According to reports, the coronavirus vaccine is likely to be available by the spring of 2021 in Switzerland.
However, while it would appear that securing a safe and effective vaccine would be the major hurdle, the actual process of vaccination is also likely to prove difficult.
In particular, convincing vaccine sceptics is likely to be difficult.
In order to be effective, between 60 and 70 percent of the population in Switzerland needs to be vaccinated against the coronavirus.
In a country where only around 15 percent of people are vaccinated against the flu, getting to that figure poses a range of challenges.
No compulsory vaccine
As has been repeated frequently by the Swiss government, any coronavirus vaccine will not be made compulsory.
While Health Minister Alain Berset has frequently ruled out making the vaccine mandatory, even if the government wanted to it is unlikely such a measure would be allowed under Swiss law.
That said, there is the possibility that people in certain industries would be required to undergo a vaccination.
“Immunisation will be obligatory for people in certain jobs whose work brings them in close contact with the public,” said Dominique Sprumont, deputy director of the Institute of Health Law at the University of Neuchâtel.
Health Minister Alain Berset pointed out that he is “open” to mandating the vaccine for those who work in the healthcare sector and elderly care homes.
“If an employee refuses, then they would have to work elsewhere, in a place where they don't come in contact with people at risk,” Berset said.
He added that if the controversy arises when the vaccine becomes available, “we would hope to resolve this problem pragmatically, as we've always done in our country”.
How would this work?
Some employers could decide only to hire people who have been vaccinated – or to require their existing staff to get vaccinated.
Similarly, schools, hospitals and nursing homes may decide to only accept people who have been vaccinated, reports NZZ.
While Swiss law prevents a mandatory vaccination regime, it appears there is nothing to stop the government putting in place fines for anyone who refuses to get vaccinated.
Legal experts suggest while this would be legal, it may be politically difficult to achieve.
Instead, there is legal precedent for a law which requires people in specific industries to get vaccinated.
A Swiss court in 2006 decided that the dismissal of an employee in a hospital who refused a hepatitis B vaccine was “neither arbitrary or disproportionate” and thereby could be upheld.
Easier in private than in public
Lorenz Langer, professor of public law at the University of Zurich, told the NZZ that an obligation to vaccinate “may be justified in exceptional situations”.

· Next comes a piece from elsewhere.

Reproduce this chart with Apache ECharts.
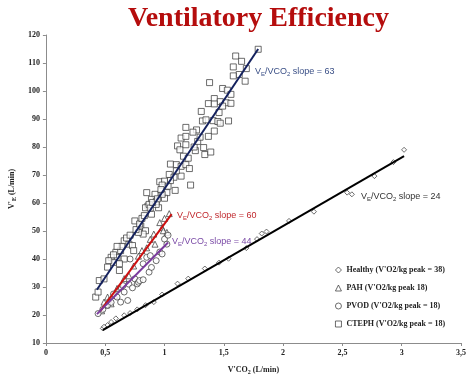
<!DOCTYPE html>
<html>
<head>
<meta charset="utf-8">
<script src="https://cdn.jsdelivr.net/npm/echarts@6/dist/echarts.min.js"></script>
<style>
  html, body { margin: 0; padding: 0; background: #fff; }
  #chart { width: 474px; height: 380px; }
</style>
</head>
<body>
<div id="chart"></div>
<script>
// groups (legend text)
var groupNames = [
  "Healthy (V'O2/kg peak = 38)",
  "PAH (V'O2/kg peak 18)",
  "PVOD (V'O2/kg peak = 18)",
  "CTEPH (V'O2/kg peak = 18)"
]
var slopes = [24, 60, 44, 63]

// scatter points [V'CO2, V'E]
var healthyPts = [
  [0.48, 15.2], [0.49, 15.8], [0.52, 16.4], [0.55, 17.5], [0.59, 18.8], [0.66, 19.9],
  [0.71, 20.7], [0.77, 22], [0.84, 23.5], [0.91, 24.6], [0.98, 27.3], [1.11, 31.2],
  [1.2, 33], [1.34, 36.6], [1.46, 38.7], [1.54, 40.1], [1.69, 43.9], [1.78, 47.1],
  [1.82, 49.1], [1.86, 49.8], [2.05, 53.6], [2.26, 56.9], [2.54, 63.7], [2.58, 63.1],
  [2.77, 69.6], [2.93, 74.6], [3.02, 79.0]
]
var pahPts = [
  [0.47, 21.5], [0.49, 24.6], [0.51, 23.5], [0.52, 26.4], [0.53, 25.2], [0.55, 24],
  [0.58, 27], [0.6, 29.5], [0.63, 30], [0.66, 33], [0.7, 34], [0.74, 37.5], [0.78, 41],
  [0.81, 43], [0.85, 44], [0.88, 47], [0.91, 48.9], [0.92, 45.3], [0.96, 53], [0.98, 51.2],
  [0.99, 50.1], [1.02, 49.5], [1.0, 54.5], [1.04, 56.2]
]
var pvodPts = [
  [0.44, 20.5], [0.48, 22], [0.52, 23.5], [0.55, 24.5], [0.57, 27.5], [0.6, 26.4],
  [0.63, 24.6], [0.65, 30.5], [0.66, 28.2], [0.69, 25.2], [0.7, 31], [0.71, 40.0],
  [0.73, 29.7], [0.75, 32.9], [0.77, 31.1], [0.78, 31.7], [0.79, 32.3], [0.82, 32.6],
  [0.82, 38.3], [0.85, 40.6], [0.87, 35.3], [0.88, 41.2], [0.89, 37], [0.93, 39.4],
  [0.96, 42.5], [0.98, 41.8], [1.0, 47.1], [1.02, 45.3], [1.03, 48.5]
]
var ctephPts = [
  [1.79, 114.9], [1.60, 112.5], [1.65, 110.6], [1.58, 108.6], [1.69, 108], [1.63, 105.9],
  [1.58, 105.4], [1.68, 103.5], [1.38, 103.0], [1.49, 100.9], [1.53, 100.3], [1.56, 98.8],
  [1.42, 97.3], [1.47, 96.2], [1.37, 95.5], [1.42, 95.4], [1.52, 95.8], [1.56, 95.6],
  [1.49, 94.6], [1.46, 92.3], [1.31, 92.7], [1.32, 89.3], [1.35, 89.7], [1.41, 89.4],
  [1.45, 89.1], [1.47, 88.5], [1.54, 89.3], [1.27, 86.1], [1.42, 85.7], [1.18, 87.0],
  [1.24, 85.3], [1.37, 83.8], [1.14, 83.2], [1.18, 83.8], [1.11, 80.4], [1.13, 79.0],
  [1.18, 80.8], [1.26, 78.7], [1.33, 79.8], [1.34, 77.3], [1.39, 78.2], [1.16, 76.7],
  [1.05, 73.9], [1.10, 73.7], [1.14, 73.1], [1.18, 73.7], [1.21, 72.3], [1.04, 70.2],
  [1.08, 69.2], [1.14, 69.6], [1.22, 66.4], [0.96, 67.6], [1.00, 67.8], [1.03, 66.0],
  [0.98, 66.4], [1.09, 64.5], [1.02, 63.7], [0.85, 63.7], [0.92, 63.1], [0.89, 61.3],
  [0.93, 60.5], [1.00, 61.7], [0.86, 58.9], [0.84, 58.3], [0.95, 58.3], [0.98, 63.1],
  [0.87, 59.5], [0.93, 59.5], [0.89, 56.0], [0.75, 53.6], [0.80, 51.8], [0.84, 50.1],
  [0.82, 48.9], [0.78, 49.5], [0.66, 46.5], [0.70, 45.3], [0.73, 44.8], [0.74, 43.0],
  [0.59, 42.4], [0.63, 43.0], [0.60, 40.6], [0.66, 40.0], [0.55, 40.6], [0.57, 38.8],
  [0.53, 39.4], [0.62, 38.3], [0.62, 35.9], [0.52, 37.1], [0.45, 32.3], [0.49, 32.9],
  [0.42, 26.4], [0.44, 28.2], [0.64, 44.5], [0.68, 47.5], [0.71, 48.5], [0.76, 50.5],
  [0.79, 52.5], [0.81, 54.5], [0.83, 55.5], [0.57, 41.5], [0.6, 44.5], [0.88, 58.2],
  [0.9, 60.2], [0.94, 61.5], [0.97, 64.8], [1.05, 68], [1.1, 71.5], [1.2, 76],
  [1.25, 80], [1.28, 82], [1.3, 83.5]
]

// regression lines (start, end)
var healthyFit = [[0.48, 14.6], [3.02, 76.7]]
var pahFit = [[0.46, 21.5], [1.06, 56]]
var pvodFit = [[0.43, 20.3], [1.03, 45.9]]
var ctephFit = [[0.43, 29], [1.79, 115]]

var serif = 'Liberation Serif'
var sans = 'Liberation Sans'

function slopeText (x, y, color, slope) {
  return {
    type: 'text',
    x: x,
    y: y,
    style: {
      text: '{n|V}{s|E}{n|/VCO}{s|2}{n| slope = ' + slope + '}',
      fill: color,
      verticalAlign: 'middle',
      rich: {
        n: { fontSize: 9, fontFamily: sans, fill: color },
        s: { fontSize: 6, fontFamily: sans, fill: color, verticalAlign: 'bottom', padding: [5, 0, 0, 0] }
      }
    }
  }
}

function fitSeries (data, color, width) {
  return {
    type: 'line',
    data: data,
    symbol: 'none',
    silent: true,
    lineStyle: { color: color, width: width },
    z: 3
  }
}

// hollow markers: white fill, thin dark outline
function ptSeries (name, data, symbol, size) {
  return {
    name: name,
    type: 'scatter',
    data: data,
    symbol: symbol,
    symbolSize: size,
    itemStyle: { color: '#fff', borderColor: '#333', borderWidth: 0.9 },
    z: 2
  }
}

var chart = echarts.init(document.getElementById('chart'))
chart.setOption({
  animation: false,
  backgroundColor: '#fff',
  title: {
    text: 'Ventilatory Efficiency',
    left: 123,
    top: 0,
    textStyle: { fontFamily: serif, fontWeight: 'bold', fontSize: 28, color: '#b50d0d' }
  },
  grid: { left: 39, right: 13, top: 35, bottom: 37 },
  legend: {
    data: groupNames,
    orient: 'vertical',
    left: 330,
    top: 261,
    itemWidth: 6,
    itemHeight: 6,
    itemGap: 10,
    itemStyle: { color: '#fff', borderColor: '#333', borderWidth: 0.9 },
    textStyle: { fontFamily: serif, fontWeight: 'bold', fontSize: 8, color: '#222' }
  },
  xAxis: {
    type: 'value',
    min: 0,
    max: 3.5,
    interval: 0.5,
    name: "V'CO{s|2} (L/min)",
    nameLocation: 'middle',
    nameGap: 22,
    nameTextStyle: {
      fontFamily: serif, fontWeight: 'bold', fontSize: 8, color: '#222',
      rich: { s: { fontFamily: serif, fontWeight: 'bold', fontSize: 6, color: '#222', verticalAlign: 'bottom', padding: [4, 0, 0, 0] } }
    },
    splitLine: { show: false },
    axisLine: { onZero: false, lineStyle: { color: '#8c8c8c' } },
    axisTick: { length: 3, lineStyle: { color: '#8c8c8c' } },
    axisLabel: {
      margin: 6,
      fontFamily: serif, fontWeight: 'bold', fontSize: 8, color: '#222',
      formatter: function (v) { return String(v).replace('.', ',') }
    }
  },
  yAxis: {
    type: 'value',
    min: 10,
    max: 120,
    interval: 10,
    name: "V'{s|E} (L/min)",
    nameLocation: 'middle',
    nameGap: 25,
    nameRotate: 90,
    nameTextStyle: {
      fontFamily: serif, fontWeight: 'bold', fontSize: 8, color: '#222',
      rich: { s: { fontFamily: serif, fontWeight: 'bold', fontSize: 6, color: '#222', verticalAlign: 'bottom', padding: [4, 0, 0, 0] } }
    },
    splitLine: { show: false },
    axisLine: { show: true, lineStyle: { color: '#8c8c8c' } },
    axisTick: { show: true, length: 3, lineStyle: { color: '#8c8c8c' } },
    axisLabel: { margin: 6, fontFamily: serif, fontWeight: 'bold', fontSize: 8, color: '#222' }
  },
  series: [
    ptSeries(groupNames[0], healthyPts, 'diamond', 5),
    ptSeries(groupNames[1], pahPts, 'triangle', 6),
    ptSeries(groupNames[2], pvodPts, 'circle', 6),
    ptSeries(groupNames[3], ctephPts, 'rect', 6),
    fitSeries(healthyFit, '#000', 2),
    fitSeries(pahFit, '#cc1010', 2),
    fitSeries(pvodFit, '#7a3a9e', 2),
    fitSeries(ctephFit, '#14215e', 2)
  ],
  graphic: [
    slopeText(255, 72, '#3a4f86', slopes[3]),
    slopeText(177, 216, '#c0282d', slopes[1]),
    slopeText(172, 242, '#7a4aa6', slopes[2]),
    slopeText(361, 197, '#333', slopes[0])
  ]
})
</script>
</body>
</html>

Langer said that such a requirement would be easier to enforce in the public sphere rather than in the private sphere.
While employees of public hospitals and schools may be prevented from an obligation to vaccinate due to Swiss law, employees in entities which do not receive government funding could be required to vaccinate.
Langer argued that private schools could require students and teachers to be vaccinated, while sports clubs and even landlords could require participants and tenants to be vaccinated.
The Federal Supreme Court has already said that the Child and Adult Protection Authority (KESB) in each canton may decide on whether children should be vaccinated when parents refuse, although this was in the case of measles rather than coronavirus.